By that definition the implications of Romney’s adviser could be “we are white, Obama isn’t”. But if this was dog-whistle racism, then Obama’s 2008 campaign was a blaring Klaxon horn of race. Forget the “post-racial candidate” (© the entire mainstream US and European media), Obama was in reality the “multi-racial” candidate, one who signified the end of white demographic dominance. That’s post-racial in the sense that the majority are becoming a minority, but it would be absurd to pretend that race was not a huge factor in the election of this not-very-experienced junior senator – illustrated by the fact that 96 per cent of African-Americans voted for him.

Obama’s underlining foreign policy narrative was that, being half-Kenyan and with an emotional attachment to people of colour, he would be able to form a better rapport with Africans, Arabs and the rest of the non-white world. But if that’s the argument, then logically Mitt Romney, who’s not just white but the whitest man in the world, will have the same appeal to Europeans. If non-whites are so basic and ethnocentric that it takes one of their own to make them see America kindly, isn’t it the same for everyone? And the fact is that, in his foreign policy, Obama has had a very cool attitude to Britain, which tends to suggest that the changing demographics of the US will influence its foreign-policy direction.

America’s vast contradictions and hypocrisies concerning race still rest on the idea that some groups are supposed to be post-racial, while others are encouraged to celebrate their identity, and to fight for the interests of their group. For example, lots of self-appointed Hispanic leaders want America to be more Hispanic, to have more of their countrymen. No one in the media accuses them of racism or chauvinism, and instead presents people wishing to maintain the status quo as hatemongers. Yet why is it necessarily more wrong for Anglo-Americans to want the country to be more full of people like them? Some people advancing the interests of their group are racists; some people advancing the interests of their group are anti-racists.
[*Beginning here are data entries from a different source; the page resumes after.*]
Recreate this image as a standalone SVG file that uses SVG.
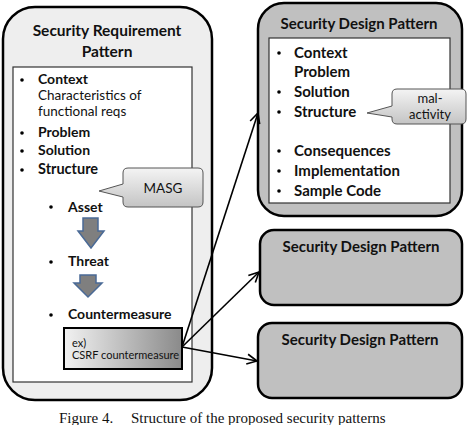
<svg xmlns="http://www.w3.org/2000/svg" width="474" height="425" viewBox="0 0 474 425">
<defs>
<linearGradient id="callG" x1="0" y1="0" x2="0" y2="1">
<stop offset="0" stop-color="#f4f4f4"/><stop offset="1" stop-color="#c4c4c4"/>
</linearGradient>
<linearGradient id="exG" x1="0" y1="0" x2="1" y2="0">
<stop offset="0" stop-color="#f2f2f2"/><stop offset="1" stop-color="#8a8a8a"/>
</linearGradient>
<marker id="arr" viewBox="0 0 12 12" refX="11" refY="6" markerWidth="12" markerHeight="12" markerUnits="userSpaceOnUse" orient="auto">
<path d="M1,1 L11,6 L1,11" fill="none" stroke="#000" stroke-width="1.6"/>
</marker>
<style>
text{font-family:Lato,"Liberation Sans",sans-serif;fill:#111}
.t{font-weight:bold;font-size:15.5px;text-anchor:middle}
.td{font-weight:bold;font-size:15px;text-anchor:middle}
.b{font-weight:bold;font-size:14px}
.bd{font-weight:bold;font-size:15px}
.r{font-size:13.5px}
.s{font-size:11px}
.outer{stroke:#000;stroke-width:2.5}
.inner{fill:#fff;stroke:#333;stroke-width:1.2}
.call{fill:url(#callG);stroke:#555;stroke-width:1}
.blk{fill:#7f7f7f;stroke:#4a6a96;stroke-width:1.5}
.con{fill:none;stroke:#000;stroke-width:1.6;marker-end:url(#arr)}
</style>
</defs>

<g id="req-pattern">
<rect class="outer" x="3" y="7" width="209" height="393" rx="32" fill="#eeeeee"/>
<text class="t" x="107" y="36">Security Requirement</text>
<text class="t" x="107" y="57">Pattern</text>
<rect class="inner" x="13" y="67" width="179" height="315"/>
<g>
<circle cx="22" cy="80" r="1.8" fill="#000"/>
<text class="b" x="38" y="84">Context</text>
<text class="r" x="38" y="100">Characteristics of</text>
<text class="r" x="38" y="116">functional reqs</text>
<circle cx="22" cy="133" r="1.8" fill="#000"/>
<text class="b" x="38" y="137">Problem</text>
<circle cx="22" cy="151" r="1.8" fill="#000"/>
<text class="b" x="38" y="155">Solution</text>
<circle cx="22" cy="170" r="1.8" fill="#000"/>
<text class="b" x="38" y="174" style="font-size:14.5px">Structure</text>
<circle cx="51" cy="207" r="1.8" fill="#000"/>
<text class="b" x="68" y="212">Asset</text>
<circle cx="51" cy="262" r="1.8" fill="#000"/>
<text class="b" x="68" y="266">Threat</text>
<circle cx="51" cy="315" r="1.8" fill="#000"/>
<text class="b" x="68" y="319">Countermeasure</text>
</g>
<path class="blk" d="M83,218 H98 V231 H104 L91,248 L78,231 H83 Z"/>
<path class="blk" d="M80,275 H96 V283 H102 L88,297 L74,283 H80 Z"/>
</g>

<g id="masg">
<path class="call" d="M128,168 H198 Q203,168 203,173 V202 Q203,207 198,207 H128 Q123,207 123,202 V197 L99,191 L123,184 V173 Q123,168 128,168 Z"/>
<text x="163" y="193" style="font-size:13.5px;text-anchor:middle">MASG</text>
</g>

<g id="ex-box">
<rect x="64" y="328" width="118" height="41" fill="url(#exG)" stroke="#000" stroke-width="2"/>
<text class="s" x="72" y="347">ex)</text>
<text class="s" x="72" y="359">CSRF countermeasure</text>
</g>

<g id="design-pattern-1">
<rect class="outer" x="258" y="3" width="204" height="213" rx="26" fill="#c0c0c0"/>
<text class="td" x="359" y="29">Security Design Pattern</text>
<rect class="inner" x="269" y="38" width="181" height="165"/>
<circle cx="279" cy="53" r="1.8" fill="#000"/>
<text class="bd" x="294" y="58">Context</text>
<text class="bd" x="294" y="77">Problem</text>
<circle cx="279" cy="92" r="1.8" fill="#000"/>
<text class="bd" x="294" y="97">Solution</text>
<circle cx="279" cy="112" r="1.8" fill="#000"/>
<text class="bd" x="294" y="117">Structure</text>
<circle cx="279" cy="151" r="1.8" fill="#000"/>
<text class="bd" x="294" y="156">Consequences</text>
<circle cx="279" cy="171" r="1.8" fill="#000"/>
<text class="bd" x="294" y="176">Implementation</text>
<circle cx="279" cy="191" r="1.8" fill="#000"/>
<text class="bd" x="294" y="196">Sample Code</text>
</g>

<g id="mal-activity">
<path class="call" d="M397,89 H461 Q466,89 466,94 V119 Q466,124 461,124 H397 Q392,124 392,119 V117 L367,113 L392,106 V94 Q392,89 397,89 Z"/>
<text x="430" y="103" style="font-size:13px;text-anchor:middle">mal-</text>
<text x="430" y="119" style="font-size:13px;text-anchor:middle">activity</text>
</g>

<g id="design-pattern-2">
<rect class="outer" x="260" y="230" width="202" height="75" rx="14" fill="#c0c0c0"/>
<text class="td" x="361" y="252">Security Design Pattern</text>
</g>

<g id="design-pattern-3">
<rect class="outer" x="258" y="323" width="204" height="75" rx="14" fill="#c0c0c0"/>
<text class="td" x="360" y="345">Security Design Pattern</text>
</g>

<g id="connectors">
<line class="con" x1="182" y1="347" x2="258" y2="113"/>
<line class="con" x1="182" y1="347" x2="259" y2="272"/>
<line class="con" x1="182" y1="347" x2="257" y2="361"/>
</g>

<text y="423" style="font-family:'Liberation Serif',serif;font-size:15px"><tspan x="59">Figure 4.</tspan><tspan x="131">Structure of the proposed security patterns</tspan></text>
</svg>
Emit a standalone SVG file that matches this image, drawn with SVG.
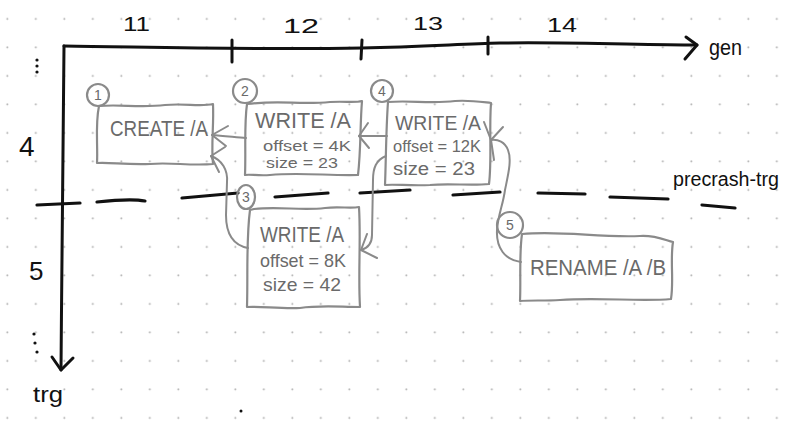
<svg xmlns="http://www.w3.org/2000/svg" width="791" height="433" viewBox="0 0 791 433">
  <style>
    .ink { fill: none; stroke: #111; stroke-width: 3; stroke-linecap: round; stroke-linejoin: round; }
    .dash { fill: none; stroke: #111; stroke-width: 3.2; stroke-linecap: round; }
    .box { fill: none; stroke: #8a8a8a; stroke-width: 2.2; stroke-linejoin: round; stroke-linecap: round; }
    .conn { fill: none; stroke: #8a8a8a; stroke-width: 2; stroke-linecap: round; stroke-linejoin: round; }
    .lbl { font-family: "Liberation Sans", "DejaVu Sans", sans-serif; fill: #111; }
    .ntxt { font-family: "Liberation Sans", "DejaVu Sans", sans-serif; fill: #6a6a6a; }
    .num { font-family: "Liberation Sans", "DejaVu Sans", sans-serif; fill: #6a6a6a; font-size: 14px; text-anchor: middle; }
  </style>
  <defs>
    <pattern id="grid" patternUnits="userSpaceOnUse" width="28.5" height="28.5">
      <circle cx="7.3" cy="19" r="1" fill="#b0b0b0"/>
    </pattern>
  </defs>
  <rect width="791" height="433" fill="#fff"/>
  <rect width="791" height="433" fill="url(#grid)"/>

  <!-- axes -->
  <g id="axes">
    <path class="ink" d="M64,46 C150,47 250,50 362,48 C420,47 460,44 500,43 C580,42 640,45 697,45"/>
    <path class="ink" d="M686,37 L697,45 L685,59"/>
    <path class="ink" d="M232,40 L232,62"/>
    <path class="ink" d="M362,40 L361,59"/>
    <path class="ink" d="M488,37 L488,54"/>
    <path class="ink" d="M64,46 C63,120 62,250 61,370"/>
    <path class="ink" d="M52,357 L61,370 L73,358"/>
    <circle cx="37" cy="60" r="1.6" fill="#111"/>
    <circle cx="37" cy="66" r="1.6" fill="#111"/>
    <circle cx="37" cy="72" r="1.6" fill="#111"/>
    <circle cx="34" cy="334" r="1.6" fill="#111"/>
    <circle cx="35" cy="343" r="1.6" fill="#111"/>
    <circle cx="37" cy="352" r="1.6" fill="#111"/>
    <circle cx="241" cy="411" r="1.5" fill="#111"/>
    <text class="lbl" x="123" y="31" font-size="20" textLength="27" lengthAdjust="spacingAndGlyphs">11</text>
    <text class="lbl" x="283" y="33" font-size="20" textLength="36" lengthAdjust="spacingAndGlyphs">12</text>
    <text class="lbl" x="413" y="30" font-size="19" textLength="30" lengthAdjust="spacingAndGlyphs">13</text>
    <text class="lbl" x="547" y="32" font-size="21" textLength="30" lengthAdjust="spacingAndGlyphs">14</text>
    <text class="lbl" x="709" y="55" font-size="22" textLength="33" lengthAdjust="spacingAndGlyphs">gen</text>
    <text class="lbl" x="33" y="402" font-size="22" textLength="30" lengthAdjust="spacingAndGlyphs">trg</text>
    <text class="lbl" x="19" y="156" font-size="28">4</text>
    <text class="lbl" x="29" y="280" font-size="26">5</text>
    <text class="lbl" x="673" y="186" font-size="20" textLength="106" lengthAdjust="spacingAndGlyphs">precrash-trg</text>
  </g>

  <!-- precrash-trg dashed line -->
  <g id="precrash-line">
    <path class="dash" d="M37,205 L80,203"/>
    <path class="dash" d="M97,202 C115,200 135,199 145,201"/>
    <path class="dash" d="M182,198 L238,193"/>
    <path class="dash" d="M275,197 L328,193"/>
    <path class="dash" d="M360,193 L410,190"/>
    <path class="dash" d="M453,195 L500,192"/>
    <path class="dash" d="M538,193 L585,194"/>
    <path class="dash" d="M610,197 L668,199"/>
    <path class="dash" d="M702,205 L735,208"/>
  </g>

  <!-- nodes -->
  <g id="node1">
    <path class="box" d="M99,106 C120,104 140,108 165,105 C185,103 200,107 213,104 C214,125 211,145 213,164 C190,166 170,162 150,164 C125,165 110,162 97,163 C98,145 95,125 99,106 Z"/>
    <circle class="box" cx="98" cy="95" r="11" fill="#fff"/>
    <text class="num" x="98" y="100">1</text>
    <text class="ntxt" x="110" y="136" font-size="22" textLength="98" lengthAdjust="spacingAndGlyphs">CREATE /A</text>
  </g>

  <g id="node2">
    <path class="box" d="M247,104 C280,100 300,105 330,102 C345,101 355,103 362,101 C360,125 361,150 358,175 C330,176 300,172 270,175 C258,176 250,174 245,175 C246,150 244,125 247,104 Z"/>
    <circle class="box" cx="245" cy="91" r="12" fill="#fff"/>
    <text class="num" x="245" y="96">2</text>
    <text class="ntxt" x="255" y="128" font-size="22" textLength="96" lengthAdjust="spacingAndGlyphs">WRITE /A</text>
    <text class="ntxt" x="263" y="151" font-size="15" textLength="88" lengthAdjust="spacingAndGlyphs">offset = 4K</text>
    <text class="ntxt" x="266" y="168" font-size="15" textLength="72" lengthAdjust="spacingAndGlyphs">size = 23</text>
  </g>

  <g id="node3">
    <path class="box" d="M254,209 C280,206 300,211 325,208 C340,206 350,209 359,207 C361,240 358,275 360,307 C340,307 320,305 300,308 C280,309 260,306 247,307 C248,275 246,240 250,210 Z"/>
    <ellipse class="box" cx="246" cy="197" rx="9" ry="12" fill="#fff"/>
    <text class="num" x="246" y="202">3</text>
    <text class="ntxt" x="260" y="242" font-size="22" textLength="84" lengthAdjust="spacingAndGlyphs">WRITE /A</text>
    <text class="ntxt" x="260" y="267" font-size="19" textLength="86" lengthAdjust="spacingAndGlyphs">offset = 8K</text>
    <text class="ntxt" x="263" y="291" font-size="19" textLength="78" lengthAdjust="spacingAndGlyphs">size = 42</text>
  </g>

  <g id="node4">
    <path class="box" d="M388,102 C410,100 430,104 455,101 C470,100 482,102 491,103 C489,130 492,160 489,184 C470,186 450,183 430,185 C410,186 395,184 385,185 C386,160 386,130 388,102 Z"/>
    <circle class="box" cx="382" cy="91" r="11" fill="#fff"/>
    <text class="num" x="382" y="96">4</text>
    <text class="ntxt" x="395" y="130" font-size="20" textLength="86" lengthAdjust="spacingAndGlyphs">WRITE /A</text>
    <text class="ntxt" x="393" y="152" font-size="16" textLength="88" lengthAdjust="spacingAndGlyphs">offset = 12K</text>
    <text class="ntxt" x="393" y="175" font-size="18" textLength="82" lengthAdjust="spacingAndGlyphs">size = 23</text>
  </g>

  <g id="node5">
    <path class="box" d="M522,234 C560,230 600,238 640,236 C655,235 665,240 673,242 C670,260 674,280 671,299 C640,302 600,297 560,300 C545,301 530,300 520,301 C521,280 519,255 522,234 Z"/>
    <circle class="box" cx="510" cy="225" r="13" fill="#fff"/>
    <text class="num" x="510" y="230">5</text>
    <text class="ntxt" x="530" y="275" font-size="22" textLength="136" lengthAdjust="spacingAndGlyphs">RENAME /A /B</text>
  </g>

  <!-- connectors -->
  <g id="connectors">
    <path class="conn" d="M246,138 C235,137 222,136 212,135"/>
    <path class="conn" d="M228,126 L212,135 L226,146"/>

    <path class="conn" d="M248,248 C232,245 226,232 226,215 L227,182 C228,170 222,160 211,156"/>
    <path class="conn" d="M225,147 L211,156 L219,172"/>

    <path class="conn" d="M387,136 C378,136 368,136 359,136"/>
    <path class="conn" d="M368,123 L359,136 L369,148"/>

    <path class="conn" d="M386,156 C376,160 373,168 373,180 L372,235 C372,243 368,248 361,250"/>
    <path class="conn" d="M367,234 L361,250 L377,258"/>

    <path class="conn" d="M521,262 C505,260 496,248 497,230 C498,215 503,205 505,190 C508,175 512,160 508,150 C505,142 498,139 491,140"/>
    <path class="conn" d="M484,122 L491,140 L503,127 M491,140 L494,160"/>
  </g>
</svg>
And why is it acceptable for every ethnicity in America to take pride in its roots, apart from the ethnic group that founded the 13 colonies, bequeathed it their language and laws, and established the political philosophy and liberal institutions? Even if actual English blood accounts for less than 10 per cent of American DNA, the Anglo political identity of America is deep. As David Hackett Fischer pointed out in Albion’s Seed, the cultural influence of the initial founders of a society can vastly outweigh their genetic input.

Among the many English-Americans were almost all of America’s founding fathers, including its greatest, Thomas Jefferson, who used the Anglo-Saxons as a political model, and often (like many Whigs and proto-Whigs before) saw the conflict within the British world as one between latter-day Normans (Tories) and Saxons (Whigs). Jefferson even traced the English (and so American) tradition of representative government back not just to the Anglo-Saxon Witenagemot but to the forest councils of the Saxons on the continent (one of the many popular pseudo-historical ideas that sprung out of the Teutomania that followed the rediscovery of Tacitus in the 16th century). He was so obsessed with the idea that he even learned some Old English.

It is only in recent times, many years after the 1965 Immigration and Nationality Act made America a truly diverse society, that making such a statement has stopped being a bland statement of historical fact and become a virtual hate crime. The perverse thing about the white liberal view on race is that it stems from an underlying belief that whites are morally superior beings because they, alone, can and should think beyond such primitive attachments. But as “Anglo-Saxons” become a minority in the US, their voting patterns increasingly resemble those of minorities, who traditionally vote in blocs. In which case maybe this "gaffe" won't hurt Romney that much, after all.